The feed gives a very large clue. Julius Schnell was a pen barrel maker that made barrels for many pen companies, including Sheaffer and Conklin. During testimony in a trial as a witness, he divulged much information about his business, and one such morsel was that he made parts for Bankers near 1911 and forward. The patent for the feed that is pictured below can be found here.


So, I feel comfortable in stating that this pen was made with parts provided by Julius Schnell sometime after 1910 in New York. I do not know who made the nib, but as you can see, it is a Bankers No. 2 14K Gold, with a distinctive “heart” hole.


The pressure bars for these pens were most probably made by Duryea of Hackensack, New Jersey. Bankers assembled all of these pieces together and sold them under the Bankers name that appears on the pen. This was not unusual at the time, especially for many of the smaller pen companies.

Restoration was easy. I heated the section and removed it from the barrel. I then knocked out the feed (Schnell) and nib and cleaned them off – the feed with water and a good scrub as well as cleaning the channels with a dental pick to clean out any residual ink. The section was cleaned of ink using water and a q-tip. The pressure bar on the inside of the barrel was in good shape and did not need to be replaced. If it had, I would have used a standard size j-bar. A size 16 sac was secured to the section with sac cement and the section/feed/nib assembly was inserted back into the barrel.

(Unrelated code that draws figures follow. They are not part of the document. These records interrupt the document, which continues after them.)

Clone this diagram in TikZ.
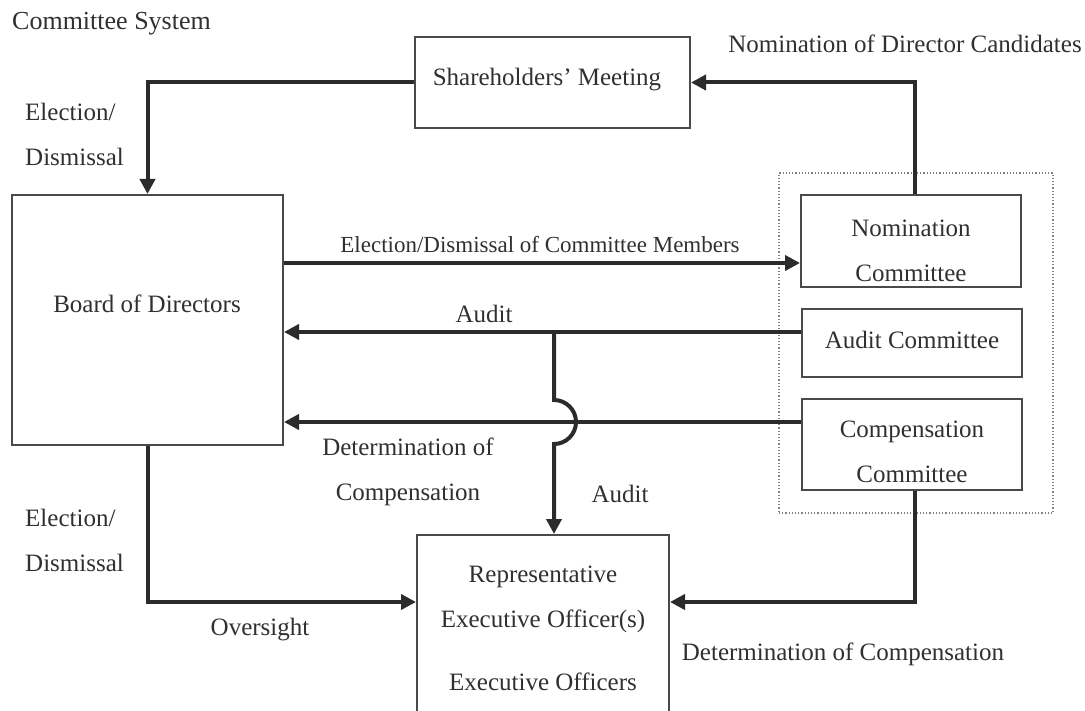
\documentclass[tikz,border=0pt]{standalone}
\usepackage{fontspec}
\setmainfont{Liberation Serif}
\usetikzlibrary{arrows.meta}
\definecolor{ink}{HTML}{2B2B2B}
\definecolor{boxc}{HTML}{4A4A4A}
\definecolor{txt}{HTML}{303030}
\begin{document}
\begin{tikzpicture}[x=1pt,y=-1pt,
  box/.style={draw=boxc,line width=2pt,inner sep=0pt},
  lbl/.style={text=txt,font=\fontsize{25}{45}\selectfont,inner sep=0pt,align=center},
  arr/.style={draw=ink,line width=4pt,-{Triangle[length=15pt,width=15pt]}}]
\useasboundingbox (0,0) rectangle (1085,711);
\clip (0,0) rectangle (1085,711);
% boxes
\node[box,minimum width=275pt,minimum height=91pt] (share) at (552.5,82.5) {};
\node[lbl] (shareT) at (547,80) {Shareholders' Meeting};
\node[box,minimum width=271pt,minimum height=250pt] (board) at (147.5,320) {};
\node[lbl] (boardT) at (147,304) {Board of Directors};
\node[box,minimum width=220pt,minimum height=92pt] (nom) at (911,241) {};
\node[lbl] (nomT) at (911,251) {Nomination\\Committee};
\node[box,minimum width=220pt,minimum height=68pt] (aud) at (912,343) {};
\node[lbl] (audT) at (912,340) {Audit Committee};
\node[box,minimum width=220pt,minimum height=91pt] (comp) at (912,444.5) {};
\node[lbl] (compT) at (912,452) {Compensation\\Committee};
\node[draw=gray,dotted,line width=1.2pt,minimum width=274pt,minimum height=340pt] (grp) at (916,343) {};
\node[box,minimum width=252pt,minimum height=200pt] (rep) at (543,635) {};
\node[lbl] (repT) at (543,599.5) {Representative\\Executive Officer(s)};
\node[lbl] (repT2) at (543,682) {Executive Officers};
% labels
\node[lbl,anchor=west,font=\fontsize{26}{30}\selectfont] (title) at (12,24) {Committee System};
\node[lbl] (l1) at (905,44) {Nomination of Director Candidates};
\node[lbl,align=left,anchor=west] (l2) at (25,134) {Election/\\Dismissal};
\node[lbl,font=\fontsize{23}{30}\selectfont] (l3) at (540,245) {Election/Dismissal of Committee Members};
\node[lbl] (l4) at (484,314) {Audit};
\node[lbl] (l5) at (408,472) {Determination of\\Compensation};
\node[lbl] (l6) at (620,494) {Audit};
\node[lbl,align=left,anchor=west] (l7) at (25,540) {Election/\\Dismissal};
\node[lbl] (l8) at (260,630) {Oversight};
\node[lbl] (l9) at (843,654) {Determination of Compensation};
% connectors
\coordinate (vR) at (915,0);
\coordinate (lA) at (0,263);
\coordinate (lB) at (0,332);
\coordinate (lC) at (0,422);
\coordinate (lD) at (0,602);
\coordinate (jx) at (554,332);
\draw[arr] (nom.north -| vR) |- (share.east);
\draw[arr] (share.west) -| (board.north);
\draw[arr] (board.east |- lA) -- (nom.west |- lA);
\draw[arr] (aud.west |- lB) -- (board.east |- lB);
\draw[arr] (comp.west |- lC) -- (board.east |- lC);
\draw[arr] (jx) -- ++(0,68) arc[start angle=-90,end angle=90,radius=22] -- (jx |- rep.north);
\draw[arr] (board.south) |- (rep.west |- lD);
\draw[arr] (comp.south -| vR) |- (rep.east |- lD);
\end{tikzpicture}
\end{document}
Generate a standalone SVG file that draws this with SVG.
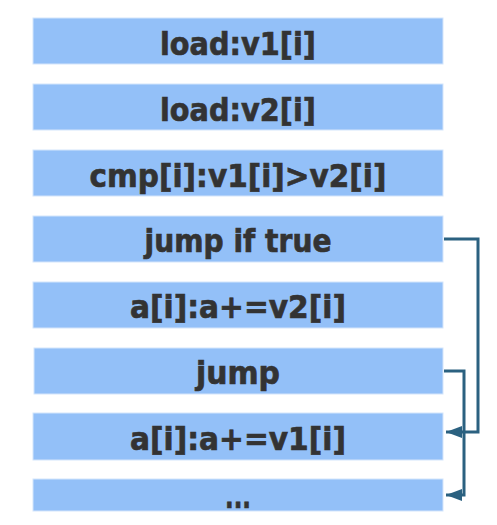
<svg xmlns="http://www.w3.org/2000/svg" width="497" height="525" viewBox="0 0 497 525">
<defs>
<style>
.box{fill:#93c0f8;stroke:#d4e5fb;stroke-width:1}
.t{font-family:"DejaVu Sans",Verdana,sans-serif;font-weight:bold;font-size:32px;fill:#333333;stroke:#333333;stroke-width:0.7;text-anchor:middle}
.c{fill:none;stroke:#2b6180;stroke-width:3}
</style>
<marker id="arr" viewBox="0 0 16 12" refX="16" refY="6" markerWidth="16" markerHeight="12" orient="auto" markerUnits="userSpaceOnUse">
<path d="M0,0 L16,6 L0,12 z" fill="#2b6180"/>
</marker>
</defs>
<g id="n1"><rect class="box" x="33" y="18" width="410" height="46"/><text class="t" x="238" y="55" textLength="156" lengthAdjust="spacingAndGlyphs">load:v1[i]</text></g>
<g id="n2"><rect class="box" x="33" y="84" width="410" height="46"/><text class="t" x="238" y="121" textLength="156" lengthAdjust="spacingAndGlyphs">load:v2[i]</text></g>
<g id="n3"><rect class="box" x="33" y="150" width="410" height="46"/><text class="t" x="238" y="187" textLength="297" lengthAdjust="spacingAndGlyphs">cmp[i]:v1[i]&gt;v2[i]</text></g>
<g id="n4"><rect class="box" x="33" y="216" width="410" height="46"/><text class="t" x="238" y="252" textLength="187" lengthAdjust="spacingAndGlyphs">jump if true</text></g>
<g id="n5"><rect class="box" x="33" y="282" width="410" height="46"/><text class="t" x="238" y="318" textLength="216" lengthAdjust="spacingAndGlyphs">a[i]:a+=v2[i]</text></g>
<g id="n6"><rect class="box" x="34" y="348" width="409" height="46"/><text class="t" x="238" y="384" textLength="84" lengthAdjust="spacingAndGlyphs">jump</text></g>
<g id="n7"><rect class="box" x="33" y="413" width="410" height="47"/><text class="t" x="238" y="450" textLength="216" lengthAdjust="spacingAndGlyphs">a[i]:a+=v1[i]</text></g>
<g id="n8"><rect class="box" x="33" y="479" width="410" height="32"/><text class="t" x="238" y="508" textLength="26" lengthAdjust="spacingAndGlyphs">...</text></g>
<g id="connectors">
<polyline class="c" points="444,239 478,239 478,432 446,432" marker-end="url(#arr)"/>
<polyline class="c" points="444,371 464,371 464,495 446,495" marker-end="url(#arr)"/>
</g>
</svg>
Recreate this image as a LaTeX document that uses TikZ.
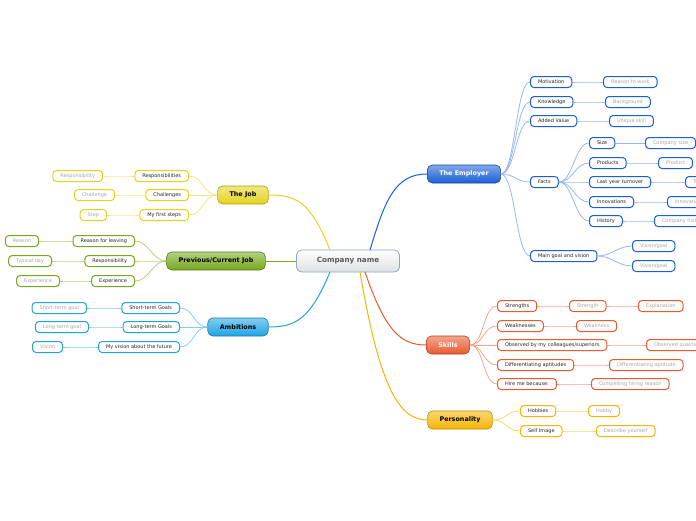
\documentclass[tikz,border=0pt]{standalone}
\usepackage{fontspec}
\setmainfont{DejaVu Sans}
\begin{document}
\begin{tikzpicture}[x=1pt,y=-1pt,
 base/.style={rounded corners=3.5pt,line width=1pt,font=\fontsize{5}{6}\selectfont,inner xsep=7.5pt,minimum height=11pt,inner ysep=0pt,fill=white},
 sub/.style={base,text=black!85},
 leaf/.style={base,text=black!35},
 main/.style={rounded corners=5pt,font=\bfseries\fontsize{6.4}{7}\selectfont,minimum height=18pt,inner xsep=12pt,draw=#1!75!black,line width=0.6pt,top color=#1!55!white,bottom color=#1},
 eb/.style={draw=cEmp},ec/.style={cEmp!45,line width=0.8pt},
 sb/.style={draw=cSk},sc/.style={cSk!55,line width=0.8pt},
 pb/.style={draw=cPer},pc/.style={cPer!55,line width=0.8pt},
 jb/.style={draw=cJob},jc/.style={cJob!55,line width=0.8pt},
 gb/.style={draw=cPrev},gc/.style={cPrev!55,line width=0.8pt},
 ab/.style={draw=cAmb},ac/.style={cAmb!55,line width=0.8pt}]
\definecolor{cEmp}{HTML}{1B5FD6}
\definecolor{cSk}{HTML}{EA5A30}
\definecolor{cPer}{HTML}{F7B500}
\definecolor{cJob}{HTML}{E6D21E}
\definecolor{cPrev}{HTML}{76A81C}
\definecolor{cAmb}{HTML}{1FA3E4}
\definecolor{cCen}{HTML}{8AA6C8}
\newcommand\rk[3]{\draw[#1] (#2.east) .. controls +(14,0) and +(-14,0) .. (#3.west);}
\newcommand\lk[3]{\draw[#1] (#2.west) .. controls +(-14,0) and +(14,0) .. (#3.east);}
\useasboundingbox (0,0) rectangle (696,520);
% central
\node[rounded corners=5pt,draw=cCen,line width=0.8pt,top color=white,bottom color=black!12,text=black!65,font=\bfseries\fontsize{7.2}{8}\selectfont,minimum width=103pt,minimum height=22pt] (c) at (348,261) {Company name};
% main topics
\node[main=cEmp,text=white] (emp) at (464,174) {The Employer};
\node[main=cSk,text=white] (sk) at (448,345) {Skills};
\node[main=cPer] (per) at (460,420) {Personality};
\node[main=cJob] (job) at (243,195) {The Job};
\node[main=cPrev] (prev) at (216,261) {Previous/Current Job};
\node[main=cAmb] (amb) at (238,327) {Ambitions};
% main connectors
\draw[cEmp,line width=1pt] (370,250) .. controls (385,200) and (395,174) .. (emp.west);
\draw[cSk,line width=1pt] (365,272) .. controls (385,330) and (400,345) .. (sk.west);
\draw[cPer,line width=1pt] (360,272) .. controls (380,390) and (400,420) .. (per.west);
\draw[cJob,line width=1pt] (330,250) .. controls (310,200) and (295,195) .. (job.east);
\draw[cPrev,line width=1pt] (c.west) -- (prev.east);
\draw[cAmb,line width=1pt] (330,272) .. controls (310,320) and (295,327) .. (amb.east);
% Employer
\node[sub,eb,anchor=west] (e1) at (530,82) {Motivation};
\node[leaf,eb,anchor=west] (e1a) at (603,82) {Reason to work};
\node[sub,eb,anchor=west] (e2) at (530,102) {Knowledge};
\node[leaf,eb,anchor=west] (e2a) at (605,102) {Background};
\node[sub,eb,anchor=west] (e3) at (530,121) {Added Value};
\node[leaf,eb,anchor=west] (e3a) at (609,121) {Unique skill};
\node[sub,eb,anchor=west] (e4) at (530,182) {Facts};
\node[sub,eb,anchor=west] (f1) at (589,143) {Size};
\node[leaf,eb,anchor=west] (f1a) at (645,143) {Company size};
\node[sub,eb,anchor=west] (f2) at (589,163) {Products};
\node[leaf,eb,anchor=west] (f2a) at (658,163) {Product};
\node[sub,eb,anchor=west] (f3) at (589,182) {Last year turnover};
\node[leaf,eb,anchor=west] (f3a) at (685,182) {Turnover};
\node[sub,eb,anchor=west] (f4) at (589,202) {Innovations};
\node[leaf,eb,anchor=west] (f4a) at (667,202) {Innovation};
\node[sub,eb,anchor=west] (f5) at (589,221) {History};
\node[leaf,eb,anchor=west] (f5a) at (654,221) {Company history};
\node[sub,eb,anchor=west] (e5) at (530,256) {Main goal and vision};
\node[leaf,eb,anchor=west] (e5a) at (632,246) {Vision/goal};
\node[leaf,eb,anchor=west] (e5b) at (632,266) {Vision/goal};
\foreach \n in {e1,e2,e3,e4,e5} {\rk{ec}{emp}{\n}}
\foreach \n in {f1,f2,f3,f4,f5} {\rk{ec}{e4}{\n}\rk{ec}{\n}{\n a}}
\rk{ec}{e1}{e1a}\rk{ec}{e2}{e2a}\rk{ec}{e3}{e3a}\rk{ec}{e5}{e5a}\rk{ec}{e5}{e5b}
% Skills
\node[sub,sb,anchor=west] (s1) at (497,306) {Strengths};
\node[leaf,sb,anchor=west] (s1a) at (569,306) {Strength};
\node[leaf,sb,anchor=west] (s1b) at (638,306) {Explanation};
\node[sub,sb,anchor=west] (s2) at (497,326) {Weaknesses};
\node[leaf,sb,anchor=west] (s2a) at (576,326) {Weakness};
\node[sub,sb,anchor=west] (s3) at (497,345) {Observed by my colleagues/superiors};
\node[leaf,sb,anchor=west] (s3a) at (646,345) {Observed qualities};
\node[sub,sb,anchor=west] (s4) at (497,365) {Differentiating aptitudes};
\node[leaf,sb,anchor=west] (s4a) at (609,365) {Differentiating aptitude};
\node[sub,sb,anchor=west] (s5) at (497,384) {Hire me because:};
\node[leaf,sb,anchor=west] (s5a) at (591,384) {Compelling hiring reason};
\foreach \n in {s1,s2,s3,s4,s5} {\rk{sc}{sk}{\n}\rk{sc}{\n}{\n a}}
\rk{sc}{s1a}{s1b}
% Personality
\node[sub,pb,anchor=west] (p1) at (520,411) {Hobbies};
\node[leaf,pb,anchor=west] (p1a) at (588,411) {Hobby};
\node[sub,pb,anchor=west] (p2) at (520,431) {Self Image};
\node[leaf,pb,anchor=west] (p2a) at (596,431) {Describe yourself};
\foreach \n in {p1,p2} {\rk{pc}{per}{\n}\rk{pc}{\n}{\n a}}
% The Job
\node[sub,jb,anchor=east] (j1) at (189,176) {Responsibilities};
\node[leaf,jb,anchor=east] (j1a) at (103,176) {Responsibility};
\node[sub,jb,anchor=east] (j2) at (189,195) {Challenges};
\node[leaf,jb,anchor=east] (j2a) at (115,195) {Challenge};
\node[sub,jb,anchor=east] (j3) at (189,215) {My first steps};
\node[leaf,jb,anchor=east] (j3a) at (107,215) {Step};
\foreach \n in {j1,j2,j3} {\lk{jc}{job}{\n}\lk{jc}{\n}{\n a}}
% Previous
\node[sub,gb,anchor=east] (g1) at (135,241) {Reason for leaving};
\node[leaf,gb,anchor=east] (g1a) at (39,241) {Reason};
\node[sub,gb,anchor=east] (g2) at (135,261) {Responsibility};
\node[leaf,gb,anchor=east] (g2a) at (52,261) {Typical day};
\node[sub,gb,anchor=east] (g3) at (135,281) {Experience};
\node[leaf,gb,anchor=east] (g3a) at (60,281) {Experience};
\foreach \n in {g1,g2,g3} {\lk{gc}{prev}{\n}\lk{gc}{\n}{\n a}}
% Ambitions
\node[sub,ab,anchor=east] (a1) at (180,308) {Short-term Goals};
\node[leaf,ab,anchor=east] (a1a) at (87,308) {Short-term goal};
\node[sub,ab,anchor=east] (a2) at (180,327) {Long-term Goals};
\node[leaf,ab,anchor=east] (a2a) at (89,327) {Long-term goal};
\node[sub,ab,anchor=east] (a3) at (180,347) {My vision about the future};
\node[leaf,ab,anchor=east] (a3a) at (63,347) {Vision};
\foreach \n in {a1,a2,a3} {\lk{ac}{amb}{\n}\lk{ac}{\n}{\n a}}
\end{tikzpicture}
\end{document}
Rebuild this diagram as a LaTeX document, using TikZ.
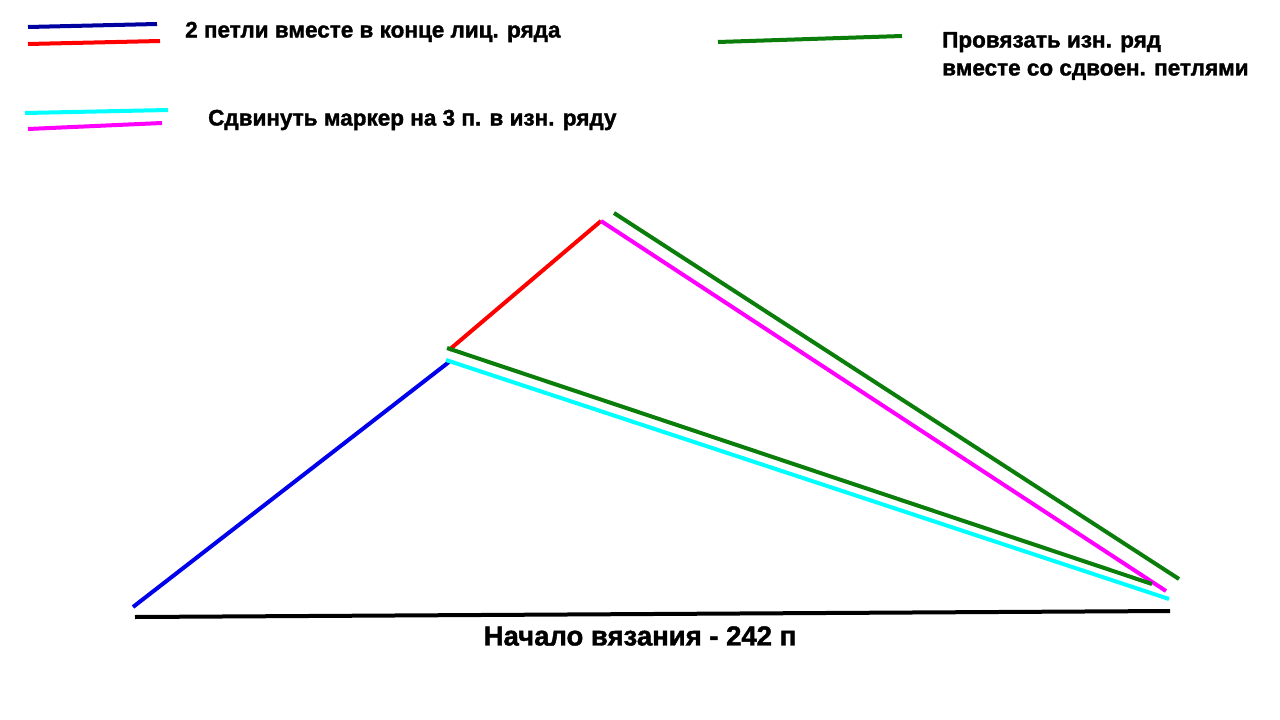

As you can see from the pictures, the cap and barrel have turned brown from age. This happens to Black Hard Rubber (BHR). The chasing is still quite distinct, but the discoloration is very evident when the cap is removed and the hard rubber that was protected by the cap shows its original black color. There is disagreement in the fountain pen collecting community over whether this discoloration should be reversed when a pen is restored. I chose not to do so with my old hard rubber pens. It should be noted that there are products available and restoration professionals that do provide this service. I feel it is a personal decision and the examples I have seen of reblackened pens are stunning. My only concern would be that any reblackened pens should be disclosed as having had this treatment.

Here are a few before and after pictures.




The nib has quite a bit of flex to it and I find that the coin that works the best in the slot is a dime. Just always remember to have a few handy. Just a few years short of a century old, this pen is back in “circulation” (I couldn’t resist the coin pun).